CONTINUED FROM THE PRINT EDITION:
Heroic skipper refused to risk passengers for ship
![]()
But he could see his gamble in making full speed for shore was going to pay off. The Telephone was going to make it in time. Nobody was checking, of course, but it’s a safe bet that the Telephone was moving faster than it ever had before (or would again). In a few moments it would be connecting with the riverbank at probably 25 miles an hour. The passengers packed into the bow braced for impact as best they could. Then the Telephone fetched up on the Oregon side of the river. Luckily, the shore there was basically a mud flat, which buffered the impact. Still the Telephone dealt the state of Oregon a mighty blow, and passengers went flying to the rapidly-heating-up foredeck. There probably were some injuries; the record doesn’t say. Whatever those injuries might have been, they weren’t enough to keep a single passenger on that by-now-dangerously-hot deck once the boat hit the shore. Over the gunwales they went, splashing into the water and mud and clambering up on shore to watch the Telephone burn.

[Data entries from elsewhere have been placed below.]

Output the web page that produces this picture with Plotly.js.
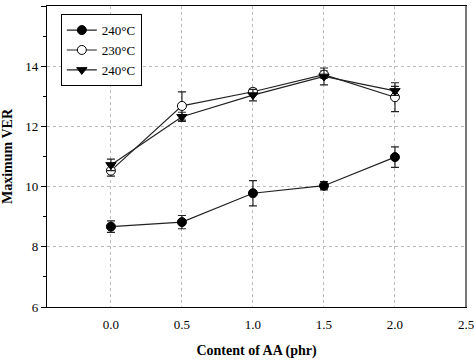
<!DOCTYPE html>
<html>
<head>
<meta charset="utf-8">
<script src="https://cdn.plot.ly/plotly-3.0.1.min.js"></script>
<style>html,body{margin:0;padding:0;background:#fff}#chart{width:474px;height:360px}</style>
</head>
<body>
<div id="chart"></div>
<script>
const contentAA = [0.0, 0.5, 1.0, 1.5, 2.0];
const seriesNames = ["240°C", "230°C", "240°C"];
const verA = [8.67, 8.82, 9.78, 10.03, 10.98];
const errA = [0.19, 0.22, 0.42, 0.14, 0.34];
const verB = [10.53, 12.68, 13.15, 13.72, 12.97];
const errB = [0.18, 0.47, 0.10, 0.12, 0.48];
const verC = [10.72, 12.32, 13.04, 13.66, 13.18];
const errC = [0.19, 0.15, 0.19, 0.28, 0.15];
const xTicks = [0.0, 0.5, 1.0, 1.5, 2.0, 2.5];
const xTickText = ["0.0", "0.5", "1.0", "1.5", "2.0", "2.5"];
const yTicks = [6, 8, 10, 12, 14, 16];

const font = "Liberation Serif, Times New Roman, serif";
function mk(y, e, name, symbol, fill) {
  return {
    x: contentAA, y: y, name: name, type: 'scatter', mode: 'lines+markers',
    line: {color: '#222', width: 1.2},
    marker: {symbol: symbol, size: 9, color: fill, line: {color: '#000', width: 1}},
    error_y: {type: 'data', array: e, visible: true, color: '#222', thickness: 1.2, width: 4}
  };
}
const data = [
  mk(verA, errA, seriesNames[0], 'circle', '#000'),
  mk(verB, errB, seriesNames[1], 'circle', '#fff'),
  mk(verC, errC, seriesNames[2], 'triangle-down', '#000')
];
const layout = {
  width: 474, height: 360,
  margin: {l: 47, r: 8, t: 6, b: 53},
  paper_bgcolor: '#fff', plot_bgcolor: '#fff',
  font: {family: font, color: '#000', size: 13},
  showlegend: true,
  legend: {x: 0.033, y: 0.973, xanchor: 'left', yanchor: 'top',
    bordercolor: '#000', borderwidth: 1, bgcolor: '#fff',
    font: {family: font, size: 13}, tracegroupgap: 0},
  xaxis: {
    range: [-0.45, 2.5], tickvals: xTicks, ticktext: xTickText,
    ticklabeloverflow: 'allow',
    showgrid: true, gridcolor: '#bbb', griddash: 'dot', gridwidth: 1,
    zeroline: false, showline: true, linecolor: '#000', linewidth: 1.2, mirror: true,
    ticks: 'outside', ticklen: 5, tickcolor: 'rgba(0,0,0,0)',
    tickfont: {family: font, size: 13},
    title: {text: '<b>Content of AA (phr)</b>', font: {family: font, size: 14}, standoff: 14}
  },
  yaxis: {
    range: [6, 16], tickvals: yTicks,
    showgrid: true, gridcolor: '#bbb', griddash: 'dot', gridwidth: 1,
    zeroline: false, showline: true, linecolor: '#000', linewidth: 1.2, mirror: true,
    ticks: 'outside', ticklen: 5, tickcolor: '#000',
    minor: {dtick: 1, ticks: 'outside', ticklen: 3, tickcolor: '#000', showgrid: false},
    tickfont: {family: font, size: 13},
    title: {text: '<b>Maximum VER</b>', font: {family: font, size: 14}, standoff: 12}
  },
  shapes: [{type: 'line', xref: 'paper', yref: 'paper', x0: 1, x1: 1, y0: 0, y1: 1,
    line: {color: '#777', width: 2}}]
};
Plotly.newPlot('chart', data, layout, {displayModeBar: false, staticPlot: true});
</script>
</body>
</html>
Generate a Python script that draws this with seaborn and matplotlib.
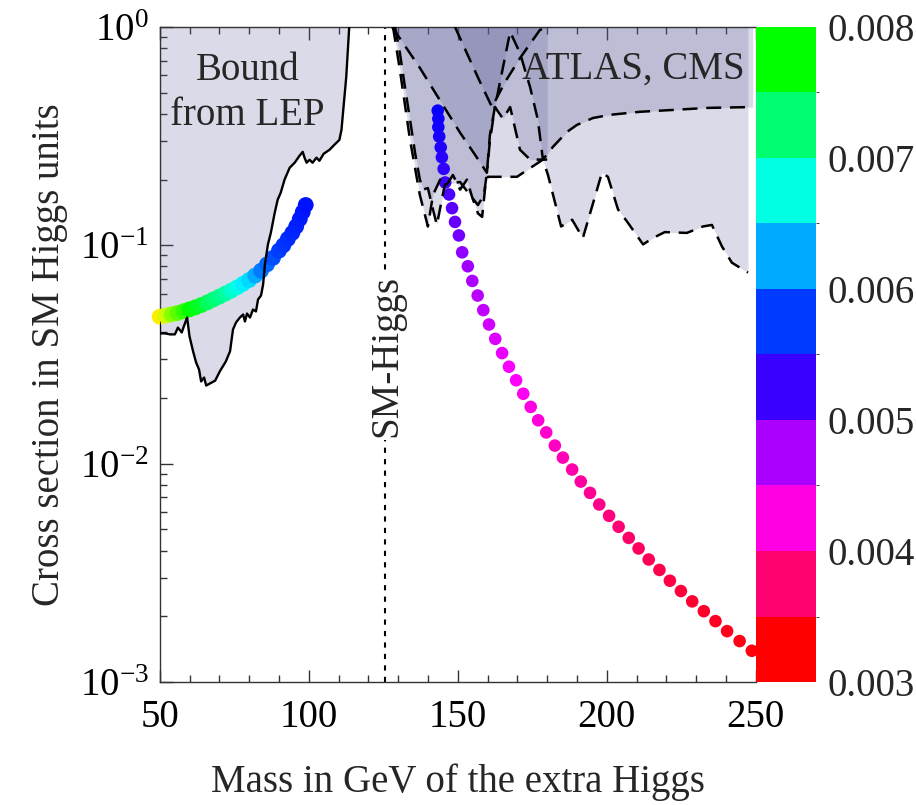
import numpy as np
import matplotlib
matplotlib.use("Agg")
import matplotlib.pyplot as plt
import matplotlib.colors as mcolors
import matplotlib.ticker as mticker
import seaborn as sns
import pandas as pd

# ---------------- data ----------------
# LEP exclusion boundary (shaded above)
lep_mass = [50.0, 50.1, 51.8, 53.5, 55.1, 56.1, 57.4, 58.2, 59.2, 60.0, 61.2, 62.2, 63.2, 63.9,
            64.9, 65.6, 68.6, 70.2, 72.2, 73.6, 74.6, 75.6, 76.9, 78.0, 78.6, 79.3, 80.3, 81.3,
            82.3, 83.0, 84.0, 84.7, 85.3, 86.3, 87.3, 88.6, 89.6, 90.6, 91.9, 93.6, 95.3, 96.9,
            98.0, 98.6, 99.3, 100.3, 101.3, 102.6, 103.6, 105.0, 107.0, 108.6, 110.3, 111.0,
            111.6, 112.6, 113.6]
lep_bound = [0.0443, 0.0395, 0.0395, 0.0391, 0.0391, 0.042, 0.0399, 0.0429, 0.0467, 0.0383,
             0.0327, 0.0291, 0.027, 0.0238, 0.0248, 0.0228, 0.024, 0.0265, 0.0294, 0.0327,
             0.0412, 0.0443, 0.0467, 0.0482, 0.0448, 0.0487, 0.0467, 0.0508, 0.0498, 0.0565,
             0.0589, 0.0661, 0.0816, 0.1007, 0.1143, 0.141, 0.162, 0.174, 0.2, 0.2265, 0.239,
             0.257, 0.268, 0.252, 0.239, 0.2465, 0.239, 0.252, 0.244, 0.2625, 0.274, 0.2886,
             0.304, 0.338, 0.417, 0.59, 1.0]

# ATLAS / CMS exclusion boundaries (each shaded above)
lhc1_mass = [128.3, 130.6, 134.0, 137.3, 140.0, 141.7, 144.1, 146.4, 148.4, 150.8, 153.1, 154.8,
             156.8, 158.2, 159.5, 160.2, 169.9, 178.6, 180.3, 184.7, 188.4, 192.0, 198.4, 200.4,
             203.8, 207.1, 212.2, 215.5, 219.5, 226.9, 232.3, 235.3, 238.7, 242.0, 247.4]
lhc1_bound = [1.0, 0.636, 0.304, 0.17, 0.122, 0.17, 0.2, 0.19, 0.21, 0.18, 0.2, 0.167, 0.14,
              0.135, 0.2, 0.206, 0.206, 0.247, 0.21, 0.122, 0.131, 0.108, 0.215, 0.206, 0.146,
              0.127, 0.101, 0.108, 0.115, 0.114, 0.122, 0.124, 0.0987, 0.0833, 0.075]

lhc2_mass = [129.0, 130.6, 132.3, 134.0, 135.7, 137.3, 138.4, 140.0, 141.7, 143.0, 145.7, 150.8,
             154.1, 156.8, 158.8, 159.8, 160.8, 162.5, 167.6, 170.9, 174.3, 176.9, 178.6, 182.0,
             186.7, 190.0, 195.4, 201.1, 211.2, 222.3, 233.7, 249.0]
lhc2_bound = [1.0, 0.76, 0.53, 0.376, 0.265, 0.2, 0.18, 0.183, 0.146, 0.124, 0.19, 0.195, 0.17,
              0.153, 0.17, 0.215, 0.32, 0.43, 0.95, 0.76, 0.53, 0.376, 0.247, 0.283, 0.331,
              0.356, 0.383, 0.396, 0.409, 0.417, 0.426, 0.43]

lhc3_mass = [128.0, 137.3, 144.1, 150.8, 155.8, 159.8, 160.8, 162.5, 165.2, 167.6, 170.9, 174.3, 180.0]
lhc3_bound = [1.0, 0.65, 0.46, 0.328, 0.26, 0.215, 0.30, 0.43, 0.38, 0.43, 0.274, 0.247, 0.247]

lhc4_mass = [149.1, 154.1, 157.5, 161.5, 165.9, 170.9, 177.6, 181.0]
lhc4_bound = [1.0, 0.707, 0.56, 0.43, 0.56, 0.72, 0.97, 1.0]

# light-Higgs solutions (coloured by parameter)
light_mass = [50, 52, 54, 56, 58, 60, 62, 64, 66, 68, 70, 72, 74, 76, 78, 80, 82, 84, 86, 88,
              90, 91.5, 93, 94.5, 95.8, 97, 98, 99]
light_xsec = [0.0471, 0.0477, 0.0483, 0.049, 0.0499, 0.0509, 0.052, 0.0533, 0.0548, 0.0565,
              0.0582, 0.0601, 0.062, 0.0642, 0.0667, 0.0694, 0.0727, 0.0765, 0.0818, 0.0876,
              0.0945, 0.1, 0.107, 0.114, 0.122, 0.132, 0.142, 0.153]
light_par = [0.0087, 0.0084, 0.0081, 0.0079, 0.0077, 0.0075, 0.0074, 0.0073, 0.0071, 0.0070,
             0.0069, 0.0068, 0.0066, 0.0065, 0.0063, 0.0062, 0.0060, 0.0058, 0.0057, 0.0056,
             0.00553, 0.00548, 0.00545, 0.00542, 0.0054, 0.00537, 0.00535, 0.00533]

# heavy-Higgs solutions
heavy_mass = [143.3, 143.5, 143.5, 143.8, 144.3, 144.7, 145.3, 145.8, 147.1, 148.1, 149.1, 150.4,
              151.5, 153.4, 154.9, 156.7, 158.6, 160.5, 162.6, 164.9, 167.2, 169.6, 172.0, 174.5,
              177.0, 179.7, 182.6, 185.3, 188.4, 191.3, 194.4, 197.5, 200.8, 204.0, 207.4, 210.7,
              214.1, 217.7, 221.2, 224.9, 228.7, 232.6, 236.5, 240.4, 244.6, 248.7]
heavy_xsec = [0.414, 0.380, 0.348, 0.315, 0.281, 0.253, 0.224, 0.194, 0.171, 0.148, 0.128, 0.111,
              0.0929, 0.0802, 0.0687, 0.0589, 0.0505, 0.0434, 0.0373, 0.0321, 0.0278, 0.0241,
              0.0209, 0.0182, 0.0158, 0.0139, 0.0121, 0.01066, 0.0094, 0.00828, 0.00735, 0.0065,
              0.00577, 0.00514, 0.00457, 0.00409, 0.00364, 0.00326, 0.00291, 0.00261, 0.00234,
              0.00211, 0.0019, 0.00171, 0.00154, 0.00139]
heavy_par = [0.00522, 0.00520, 0.00518, 0.00515, 0.00512, 0.00508, 0.00503, 0.00498, 0.00492,
             0.00486, 0.00480, 0.00474, 0.00462, 0.00455, 0.00449, 0.00444, 0.00440, 0.00434,
             0.00428, 0.00422, 0.00416, 0.00411, 0.00406, 0.00401, 0.00396, 0.00391, 0.00386,
             0.00381, 0.00376, 0.00371, 0.00366, 0.00361, 0.00356, 0.00352, 0.00347, 0.00343,
             0.00339, 0.00335, 0.00331, 0.00327, 0.00323, 0.00320, 0.00316, 0.00313, 0.00310,
             0.00307]

sm_higgs_mass = 125.5
cbar_ticks = [0.003, 0.004, 0.005, 0.006, 0.007, 0.008]
cbar_bounds = [0.003, 0.0035, 0.004, 0.0045, 0.005, 0.0055, 0.006, 0.0065, 0.007, 0.0075, 0.008]

# ---------------- style ----------------
sns.set_style("ticks")
plt.rcParams['font.family'] = ['Liberation Serif', 'DejaVu Serif']
plt.rcParams['mathtext.fontset'] = 'stix'
FS = 28

# hue colour scale (red at 0.003 -> green at 0.0075 -> yellow beyond)
VMIN, VMAX = 0.003, 0.009
s = np.linspace(0, 1, 512)
vals = VMIN + (VMAX - VMIN) * s
hues = np.clip(1 - (vals - 0.003) / 0.00675, 0, 1)
cmap = mcolors.ListedColormap(mcolors.hsv_to_rgb(np.stack([hues, np.ones_like(hues), np.ones_like(hues)], axis=1)))
norm = mcolors.Normalize(VMIN, VMAX)

fig = plt.figure(figsize=(9.16, 8.05), dpi=100)
L, R, T, B = 159.7, 755.7, 27, 682
ax = fig.add_axes([L / 916, (805 - B) / 805, (R - L) / 916, (B - T) / 805])
cax = fig.add_axes([756 / 916, (805 - B) / 805, 60 / 916, (B - T) / 805])

ax.set_yscale('log')
ax.set_xlim(50, 250)
ax.set_ylim(1e-3, 1)

# shaded exclusion regions
shade = '#5A5A99'
ax.fill_between(lep_mass, lep_bound, 1.0, color=shade, alpha=0.22, lw=0, zorder=1)
for m, b in [(lhc1_mass, lhc1_bound), (lhc2_mass, lhc2_bound), (lhc3_mass, lhc3_bound), (lhc4_mass, lhc4_bound)]:
    ax.fill_between(m, b, 1.0, color=shade, alpha=0.22, lw=0, zorder=1)

# solution points
df_light = pd.DataFrame({'m': light_mass, 'x': light_xsec, 'p': light_par})
df_heavy = pd.DataFrame({'m': heavy_mass, 'x': heavy_xsec, 'p': heavy_par})
sns.scatterplot(data=df_light, x='m', y='x', hue='p', palette=cmap, hue_norm=norm,
                s=130, linewidth=0, legend=False, ax=ax, zorder=3, clip_on=False)
sns.scatterplot(data=df_heavy, x='m', y='x', hue='p', palette=cmap, hue_norm=norm,
                s=82, linewidth=0, legend=False, ax=ax, zorder=3, clip_on=False)

# boundary lines
ax.plot(lep_mass, lep_bound, color='black', lw=1.7, zorder=4)
for m, b in [(lhc1_mass, lhc1_bound), (lhc2_mass, lhc2_bound), (lhc3_mass, lhc3_bound), (lhc4_mass, lhc4_bound)]:
    ax.plot(m, b, color='black', lw=1.8, dashes=(6, 3.5), zorder=4)

# SM Higgs line
ax.axvline(sm_higgs_mass, color='black', lw=1.5, dashes=(2.5, 3), zorder=2)
ax.text(sm_higgs_mass + 0.8, 0.031, 'SM-Higgs', rotation=90, ha='center', va='center', fontsize=FS,
        bbox=dict(facecolor='white', edgecolor='none', pad=2), zorder=5)

ax.text(79.5, 0.50, 'Bound\nfrom LEP', ha='center', va='center', fontsize=FS, linespacing=1.3, zorder=5)
ax.text(209, 0.64, 'ATLAS, CMS', ha='center', va='center', fontsize=FS, zorder=5)

# axes styling
ax.set_xticks([50, 100, 150, 200, 250])
ax.xaxis.set_minor_locator(mticker.MultipleLocator(10))
ax.yaxis.set_major_locator(mticker.LogLocator(base=10, numticks=10))
ax.yaxis.set_minor_locator(mticker.LogLocator(base=10, subs=np.arange(2, 10), numticks=10))
ax.yaxis.set_minor_formatter(mticker.NullFormatter())
ax.tick_params(which='both', direction='in', top=True, right=False, colors='#333333', labelcolor='black',
               labelsize=FS, width=1.0)
ax.tick_params(which='major', length=9)
ax.tick_params(which='minor', length=5)
ax.tick_params(axis='x', pad=12)
ax.tick_params(axis='y', pad=8)
for sp in ['left', 'bottom', 'top']:
    ax.spines[sp].set_color('#333333')
    ax.spines[sp].set_linewidth(1.0)
ax.spines['right'].set_visible(False)

ax.set_xlabel('Mass in GeV of the extra Higgs', fontsize=FS, labelpad=20)
ax.set_ylabel('Cross section in SM Higgs units', fontsize=FS, labelpad=8)

# colour bar (discrete)
edge_cols = [cmap(norm(b)) for b in cbar_bounds[:-1]]
cb_cmap = mcolors.ListedColormap(edge_cols)
cb_norm = mcolors.BoundaryNorm(cbar_bounds, cb_cmap.N)
sm = matplotlib.cm.ScalarMappable(norm=cb_norm, cmap=cb_cmap)
cb = fig.colorbar(sm, cax=cax, ticks=cbar_ticks, format=mticker.FormatStrFormatter('%.3f'))
cb.outline.set_visible(False)
cax.tick_params(length=0, labelsize=FS, pad=8)

fig.savefig('out.png', dpi=100)
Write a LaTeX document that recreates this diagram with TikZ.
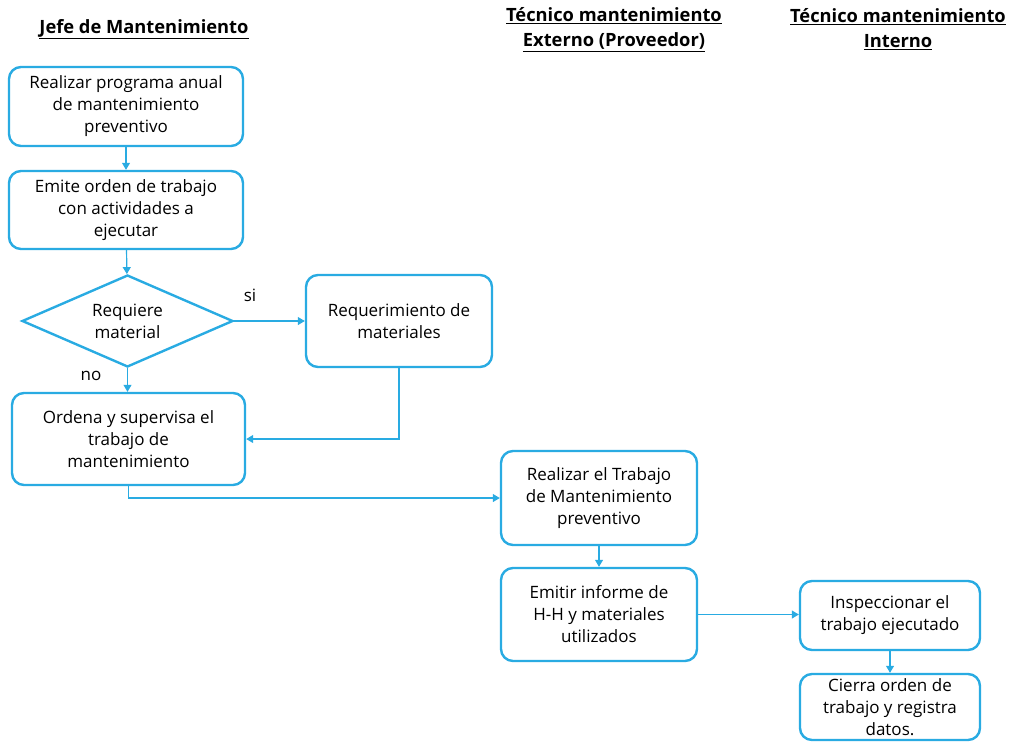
\documentclass[tikz,border=0pt]{standalone}
\usepackage{fontspec}
\setmainfont{Open Sans}
\usetikzlibrary{arrows.meta, shapes.geometric, positioning}
\definecolor{flujo}{RGB}{41,171,226}

\begin{document}
\begin{tikzpicture}[x=1pt, y=-1pt,
  caja/.style={draw=flujo, line width=2.4pt, rounded corners=12pt, align=center,
    inner sep=0pt, font=\fontsize{17}{22}\selectfont},
  rombo/.style={draw=flujo, line width=2.4pt, diamond, aspect=2.3, align=center,
    inner sep=0pt, font=\fontsize{17}{22}\selectfont},
  flecha/.style={draw=flujo, line width=1.2pt, -{Triangle[length=7pt, width=8pt]}},
  titulo/.style={align=center, font=\fontsize{18.3}{25}\selectfont\bfseries},
  etiqueta/.style={font=\fontsize{17}{22}\selectfont}]
\useasboundingbox (0,0) rectangle (1013,742);

% encabezados
\node[titulo] (jefe) at (144, 29) {\underline{Jefe de Mantenimiento}};
\node[titulo] (externo) at (614, 29.5) {\underline{Técnico mantenimiento}\\ \underline{Externo (Proveedor)}};
\node[titulo] (interno) at (898, 29.5) {\underline{Técnico mantenimiento}\\ \underline{Interno}};

% columna del jefe
\node[caja, minimum width=234pt, minimum height=79pt] (programa) at (126, 106.5)
  {Realizar programa anual\\ de mantenimiento\\ preventivo};
\node[caja, minimum width=234pt, minimum height=78pt] (orden) at (126, 210)
  {Emite orden de trabajo\\ con actividades a\\ ejecutar};
\node[rombo, minimum width=211pt, minimum height=92pt] (requiere) at (127.5, 321)
  {Requiere\\ material};
\node[caja, minimum width=186pt, minimum height=92pt] (materiales) at (399, 321)
  {Requerimiento de\\ materiales};
\node[caja, minimum width=233pt, minimum height=92pt] (supervisa) at (128.5, 439)
  {Ordena y supervisa el\\ trabajo de\\ mantenimiento};

% columna externa
\node[caja, minimum width=196pt, minimum height=94pt] (trabajo) at (599, 498)
  {Realizar el Trabajo\\ de Mantenimiento\\ preventivo};
\node[caja, minimum width=196pt, minimum height=93pt] (informe) at (599, 614.5)
  {Emitir informe de\\ H-H y materiales\\ utilizados};

% columna interna
\node[caja, minimum width=180pt, minimum height=69pt] (inspecciona) at (890, 615.5)
  {Inspeccionar el\\ trabajo ejecutado};
\node[caja, minimum width=180pt, minimum height=66pt] (cierra) at (890, 707)
  {Cierra orden de\\ trabajo y registra\\ datos.};

\node[etiqueta] (si) at (250, 295) {si};
\node[etiqueta] (no) at (91, 376) {no};

\draw[flecha] (programa) -- (orden);
\draw[flecha] (orden) -- (requiere);
\draw[flecha] (requiere.east) -- (materiales.west);
\draw[flecha] (requiere.south) -- (supervisa.north -| requiere.south);
\draw[flecha] (materiales.south) |- (supervisa.east);
\draw[flecha] (supervisa.south) |- (trabajo.west);
\draw[flecha] (trabajo) -- (informe);
\draw[flecha] (informe.east) -- (informe.east -| inspecciona.west);
\draw[flecha] (inspecciona) -- (cierra);
\end{tikzpicture}
\end{document}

AFTER WATCHING THE last of the passengers disembark, Scott turned to leave, but found to his consternation that the fire was surrounding the pilothouse and had burned away the steps. So he opened the pilothouse window and bailed out. Most sources say he executed a swan dive, but this seems unlikely given that the Telephone was stuck in mud and the pilothouse was pretty close to the front of the ship. More likely, it was something on the order of a belly flop or cannonball. The Telephone burned to the waterline as the passengers watched and firefighters from Astoria did what they could. When all was done, they found one single body in the wreckage — that of an unfortunate fellow who had just picked a really bad time to get drunk, and had either passed out or been too befuddled to find his way upstairs. Everyone else made it.
AFTER THIS DISASTER, the competing Oregon Railway & Navigation Co. reached out to Captain Scott with an offer that, in retrospect, seems irregular if not outright insulting. They offered to reimburse him for the loss of the Telephone if he would agree to go to work for them; they’d have him rebuild their riverboat Wide West and take command of her. Otherwise, they said, they’d take advantage of his misfortune to run him off the river. Scott told them if they’d throw in an extra $120,000, he’d consider it. That was too much for them, though, so no deal was struck. The Telephone was rebuilt — some sources say the hull was salvaged and a new superstructure put to it, but historian Jerry Canavit reports the new Telephone was a complete new build, slightly larger than the old one. Most likely this is the case, as the new Telephone, although still the fastest thing on the river, was never as fast as the old one. But then, she never had to be. Scott continued running the Telephone between Portland and Astoria till 1903, when he sold her to the Arrow Transportation Co. She enjoyed a reputation for blinding speed the whole time, right up until the end, and finished her days as a ferry on San Francisco Bay. She was finally scrapped in 1918.